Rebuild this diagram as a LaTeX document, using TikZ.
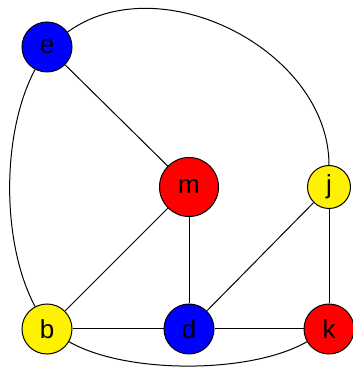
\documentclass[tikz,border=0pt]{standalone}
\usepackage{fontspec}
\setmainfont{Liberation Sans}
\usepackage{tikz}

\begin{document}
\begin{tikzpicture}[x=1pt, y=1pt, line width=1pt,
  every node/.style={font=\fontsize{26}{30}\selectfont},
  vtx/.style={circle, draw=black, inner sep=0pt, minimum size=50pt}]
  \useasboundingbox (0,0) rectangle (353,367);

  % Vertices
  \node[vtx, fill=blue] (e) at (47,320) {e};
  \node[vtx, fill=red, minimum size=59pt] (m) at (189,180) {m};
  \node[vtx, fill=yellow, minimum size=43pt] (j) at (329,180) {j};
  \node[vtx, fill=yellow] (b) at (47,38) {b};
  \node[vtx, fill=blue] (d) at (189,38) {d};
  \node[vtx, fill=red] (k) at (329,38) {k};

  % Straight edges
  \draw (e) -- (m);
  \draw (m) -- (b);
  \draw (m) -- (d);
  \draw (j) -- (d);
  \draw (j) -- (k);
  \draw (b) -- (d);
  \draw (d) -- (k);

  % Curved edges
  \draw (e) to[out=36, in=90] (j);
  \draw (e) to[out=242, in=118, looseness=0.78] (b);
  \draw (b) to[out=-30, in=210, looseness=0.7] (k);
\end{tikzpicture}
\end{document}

--

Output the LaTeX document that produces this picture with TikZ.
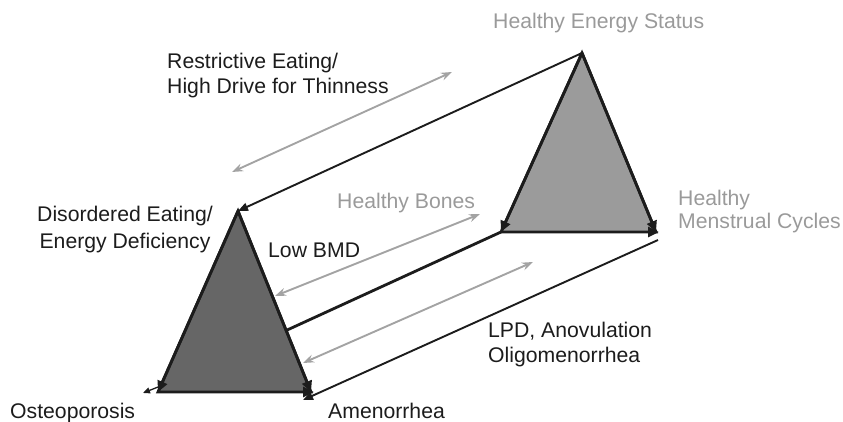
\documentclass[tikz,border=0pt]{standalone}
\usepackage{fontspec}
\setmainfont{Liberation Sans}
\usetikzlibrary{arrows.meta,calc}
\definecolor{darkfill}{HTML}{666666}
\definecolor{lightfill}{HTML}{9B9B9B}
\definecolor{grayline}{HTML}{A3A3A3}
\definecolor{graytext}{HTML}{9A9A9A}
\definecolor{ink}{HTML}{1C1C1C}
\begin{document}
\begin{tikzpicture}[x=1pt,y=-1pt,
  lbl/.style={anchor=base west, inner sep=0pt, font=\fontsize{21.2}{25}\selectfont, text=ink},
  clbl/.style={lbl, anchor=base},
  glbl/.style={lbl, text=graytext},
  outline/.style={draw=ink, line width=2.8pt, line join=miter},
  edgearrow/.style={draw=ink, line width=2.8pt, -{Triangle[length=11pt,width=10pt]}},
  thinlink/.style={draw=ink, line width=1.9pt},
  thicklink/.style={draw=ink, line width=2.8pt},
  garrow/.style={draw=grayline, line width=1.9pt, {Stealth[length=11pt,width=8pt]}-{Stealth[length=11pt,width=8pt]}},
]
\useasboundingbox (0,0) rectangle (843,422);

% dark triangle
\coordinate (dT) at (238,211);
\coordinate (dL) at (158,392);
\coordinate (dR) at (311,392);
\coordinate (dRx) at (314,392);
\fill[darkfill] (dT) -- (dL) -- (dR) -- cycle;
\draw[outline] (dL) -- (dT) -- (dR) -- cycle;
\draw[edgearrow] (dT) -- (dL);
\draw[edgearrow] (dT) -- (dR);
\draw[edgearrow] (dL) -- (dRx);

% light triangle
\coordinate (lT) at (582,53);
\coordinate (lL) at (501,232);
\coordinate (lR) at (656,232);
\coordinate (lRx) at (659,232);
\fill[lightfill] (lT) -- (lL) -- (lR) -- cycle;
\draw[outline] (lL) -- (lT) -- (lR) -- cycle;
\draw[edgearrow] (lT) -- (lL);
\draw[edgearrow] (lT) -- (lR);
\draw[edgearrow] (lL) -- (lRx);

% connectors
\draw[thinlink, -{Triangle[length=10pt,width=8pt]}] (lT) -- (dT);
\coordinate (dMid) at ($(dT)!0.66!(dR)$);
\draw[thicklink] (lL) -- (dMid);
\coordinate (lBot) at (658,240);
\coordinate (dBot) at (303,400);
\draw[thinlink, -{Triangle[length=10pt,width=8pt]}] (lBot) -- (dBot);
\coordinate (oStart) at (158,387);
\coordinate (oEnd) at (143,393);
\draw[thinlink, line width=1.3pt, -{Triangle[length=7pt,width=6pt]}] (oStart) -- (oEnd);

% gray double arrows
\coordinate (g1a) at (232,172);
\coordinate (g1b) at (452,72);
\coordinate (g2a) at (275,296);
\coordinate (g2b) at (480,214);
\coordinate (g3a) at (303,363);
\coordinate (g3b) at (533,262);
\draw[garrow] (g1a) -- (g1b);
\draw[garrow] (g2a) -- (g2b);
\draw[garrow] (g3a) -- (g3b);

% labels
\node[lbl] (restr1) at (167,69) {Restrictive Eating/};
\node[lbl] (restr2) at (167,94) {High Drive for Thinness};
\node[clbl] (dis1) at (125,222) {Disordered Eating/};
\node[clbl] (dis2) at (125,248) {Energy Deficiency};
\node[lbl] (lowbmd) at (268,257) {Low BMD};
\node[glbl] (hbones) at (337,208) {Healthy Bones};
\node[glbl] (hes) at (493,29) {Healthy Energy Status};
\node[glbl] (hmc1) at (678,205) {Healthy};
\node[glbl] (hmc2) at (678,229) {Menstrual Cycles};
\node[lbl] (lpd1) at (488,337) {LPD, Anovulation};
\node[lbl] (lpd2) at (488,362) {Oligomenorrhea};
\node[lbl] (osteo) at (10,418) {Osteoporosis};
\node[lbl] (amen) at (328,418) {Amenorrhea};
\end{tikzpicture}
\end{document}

...

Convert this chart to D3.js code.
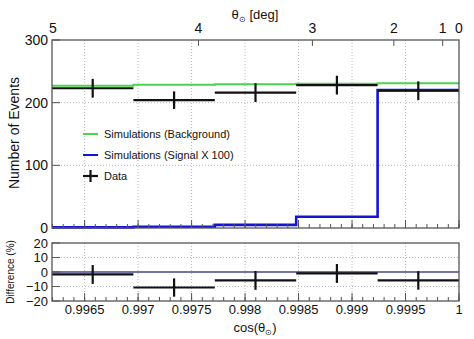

* **WORK INSTRUCTIONS**: Give only the lines from the one with "Rebuild this diagram" to the one with "(0,0) rectangle (353,367);", both included, again and exactly; leave the images out.

* **CORRECT RESPONSE**:
Rebuild this diagram as a LaTeX document, using TikZ.
\documentclass[tikz,border=0pt]{standalone}
\usepackage{fontspec}
\setmainfont{Liberation Sans}
\usepackage{tikz}

\begin{document}
\begin{tikzpicture}[x=1pt, y=1pt, line width=1pt,
  every node/.style={font=\fontsize{26}{30}\selectfont},
  vtx/.style={circle, draw=black, inner sep=0pt, minimum size=50pt}]
  \useasboundingbox (0,0) rectangle (353,367);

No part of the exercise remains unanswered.